What you will do: Without the pictures, repeat the listing character for character.

Stored data:

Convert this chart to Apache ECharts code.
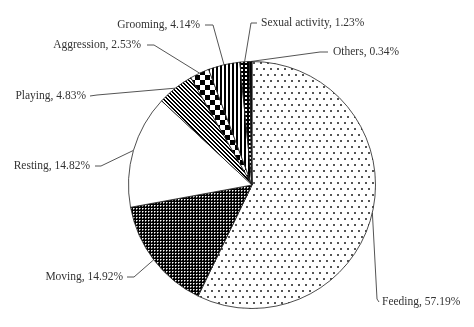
<!DOCTYPE html>
<html><head><meta charset="utf-8">
<script src="https://cdn.jsdelivr.net/npm/echarts@6/dist/echarts.min.js"></script>
<style>html,body{margin:0;padding:0;background:#fff}#c{width:474px;height:327px}</style>
</head><body><div id="c"></div>
<script>
const categories = ['Feeding','Moving','Resting','Playing','Aggression','Grooming','Sexual activity','Others'];
const values = [57.19,14.92,14.82,4.83,2.53,4.14,1.23,0.34];

// layout / style (not data)
const CX = 252, CY = 185, R = 123.5;
const labelPos = [
  {x:382,y:302,align:'left', elbow:[377,299], end:[379,302]},
  {x:123,y:277,align:'right',elbow:[134,277], end:[127,277]},
  {x:90, y:166,align:'right',elbow:[101,166], end:[95,166]},
  {x:86, y:96, align:'right',elbow:[97,95],   end:[90,96]},
  {x:141,y:45, align:'right',elbow:[154,45],  end:[147,45]},
  {x:200,y:25, align:'right',elbow:[213,25],  end:[205,25]},
  {x:261,y:23, align:'left', elbow:[251,23],  end:[257,23]},
  {x:333,y:52, align:'left', elbow:[320,52],  end:[328,52]}
];

function tile(w,h,draw){
  const c=document.createElement('canvas');c.width=w;c.height=h;
  const g=c.getContext('2d');g.fillStyle='#fff';g.fillRect(0,0,w,h);draw(g,w,h);return c;
}
const patDots = tile(7,12,g=>{g.fillStyle='#555';g.fillRect(1,2,2,2);g.fillRect(4,8,2,2);});
const patDense = tile(3,3,g=>{g.fillStyle='#000';g.fillRect(0,0,3,3);g.fillStyle='#fff';g.fillRect(1,1,1,1);g.fillStyle='#888';g.fillRect(2,1,1,1);g.fillRect(1,2,1,1);});
const patDiag = tile(4,4,(g,w,h)=>{g.fillStyle='#000';for(let y=0;y<h;y++)for(let x=0;x<w;x++){const d=((x-y)%4+4)%4;if(d<2)g.fillRect(x,y,1,1);}});
const patCheck = tile(10,10,g=>{g.fillStyle='#000';g.fillRect(0,0,5,5);g.fillRect(5,5,5,5);});
const patVert = tile(4,4,g=>{g.fillStyle='#000';g.fillRect(0,0,2,4);});
const patGrid = tile(4,4,g=>{g.fillStyle='#000';g.fillRect(0,0,4,4);g.fillStyle='#fff';g.fillRect(1,1,2,2);});
const fills = [
  {image:patDots,repeat:'repeat'},
  {image:patDense,repeat:'repeat'},
  '#ffffff',
  {image:patDiag,repeat:'repeat'},
  {image:patCheck,repeat:'repeat'},
  {image:patVert,repeat:'repeat'},
  {image:patGrid,repeat:'repeat'},
  '#000000'
];

const total = values.reduce((a,b)=>a+b,0);
function edgePoint(i){
  let before=0; for(let k=0;k<i;k++) before+=values[k];
  const mid=(before+values[i]/2)/total*2*Math.PI; // clockwise from top
  return [CX+R*Math.sin(mid), CY-R*Math.cos(mid)];
}

const chart = echarts.init(document.getElementById('c'),null,{renderer:'canvas'});
chart.setOption({
  animation:false,
  backgroundColor:'#fff',
  series:[{
    type:'pie',
    center:[CX,CY],
    radius:R,
    startAngle:90,
    clockwise:true,
    avoidLabelOverlap:false,
    data:categories.map((n,i)=>({name:n,value:values[i],itemStyle:{color:fills[i]}})),
    itemStyle:{borderColor:'#222',borderWidth:0.8},
    label:{show:true,formatter:'{b}, {c}%',fontFamily:'Liberation Serif',fontSize:11.5,color:'#333'},
    labelLine:{show:true,lineStyle:{color:'#555',width:1}},
    emphasis:{disabled:true},
    labelLayout:function(p){
      const L=labelPos[p.dataIndex];
      return {x:L.x,y:L.y,align:L.align,verticalAlign:'middle',
        labelLinePoints:[edgePoint(p.dataIndex),L.elbow,L.end]};
    }
  }]
});
</script></body></html>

Exercise solution:
Convert this chart to Apache ECharts code.
<!DOCTYPE html>
<html><head><meta charset="utf-8">
<script src="https://cdn.jsdelivr.net/npm/echarts@6/dist/echarts.min.js"></script>
<style>html,body{margin:0;padding:0;background:#fff}#c{width:474px;height:327px}</style>
</head><body><div id="c"></div>
<script>
const categories = ['Feeding','Moving','Resting','Playing','Aggression','Grooming','Sexual activity','Others'];
const values = [57.19,14.92,14.82,4.83,2.53,4.14,1.23,0.34];

// layout / style (not data)
const CX = 252, CY = 185, R = 123.5;
const labelPos = [
  {x:382,y:302,align:'left', elbow:[377,299], end:[379,302]},
  {x:123,y:277,align:'right',elbow:[134,277], end:[127,277]},
  {x:90, y:166,align:'right',elbow:[101,166], end:[95,166]},
  {x:86, y:96, align:'right',elbow:[97,95],   end:[90,96]},
  {x:141,y:45, align:'right',elbow:[154,45],  end:[147,45]},
  {x:200,y:25, align:'right',elbow:[213,25],  end:[205,25]},
  {x:261,y:23, align:'left', elbow:[251,23],  end:[257,23]},
  {x:333,y:52, align:'left', elbow:[320,52],  end:[328,52]}
];

function tile(w,h,draw){
  const c=document.createElement('canvas');c.width=w;c.height=h;
  const g=c.getContext('2d');g.fillStyle='#fff';g.fillRect(0,0,w,h);draw(g,w,h);return c;
}
const patDots = tile(7,12,g=>{g.fillStyle='#555';g.fillRect(1,2,2,2);g.fillRect(4,8,2,2);});
const patDense = tile(3,3,g=>{g.fillStyle='#000';g.fillRect(0,0,3,3);g.fillStyle='#fff';g.fillRect(1,1,1,1);g.fillStyle='#888';g.fillRect(2,1,1,1);g.fillRect(1,2,1,1);});
const patDiag = tile(4,4,(g,w,h)=>{g.fillStyle='#000';for(let y=0;y<h;y++)for(let x=0;x<w;x++){const d=((x-y)%4+4)%4;if(d<2)g.fillRect(x,y,1,1);}});
const patCheck = tile(10,10,g=>{g.fillStyle='#000';g.fillRect(0,0,5,5);g.fillRect(5,5,5,5);});
const patVert = tile(4,4,g=>{g.fillStyle='#000';g.fillRect(0,0,2,4);});
const patGrid = tile(4,4,g=>{g.fillStyle='#000';g.fillRect(0,0,4,4);g.fillStyle='#fff';g.fillRect(1,1,2,2);});
const fills = [
  {image:patDots,repeat:'repeat'},
  {image:patDense,repeat:'repeat'},
  '#ffffff',
  {image:patDiag,repeat:'repeat'},
  {image:patCheck,repeat:'repeat'},
  {image:patVert,repeat:'repeat'},
  {image:patGrid,repeat:'repeat'},
  '#000000'
];

const total = values.reduce((a,b)=>a+b,0);
function edgePoint(i){
  let before=0; for(let k=0;k<i;k++) before+=values[k];
  const mid=(before+values[i]/2)/total*2*Math.PI; // clockwise from top
  return [CX+R*Math.sin(mid), CY-R*Math.cos(mid)];
}

const chart = echarts.init(document.getElementById('c'),null,{renderer:'canvas'});
chart.setOption({
  animation:false,
  backgroundColor:'#fff',
  series:[{
    type:'pie',
    center:[CX,CY],
    radius:R,
    startAngle:90,
    clockwise:true,
    avoidLabelOverlap:false,
    data:categories.map((n,i)=>({name:n,value:values[i],itemStyle:{color:fills[i]}})),
    itemStyle:{borderColor:'#222',borderWidth:0.8},
    label:{show:true,formatter:'{b}, {c}%',fontFamily:'Liberation Serif',fontSize:11.5,color:'#333'},
    labelLine:{show:true,lineStyle:{color:'#555',width:1}},
    emphasis:{disabled:true},
    labelLayout:function(p){
      const L=labelPos[p.dataIndex];
      return {x:L.x,y:L.y,align:L.align,verticalAlign:'middle',
        labelLinePoints:[edgePoint(p.dataIndex),L.elbow,L.end]};
    }
  }]
});
</script></body></html>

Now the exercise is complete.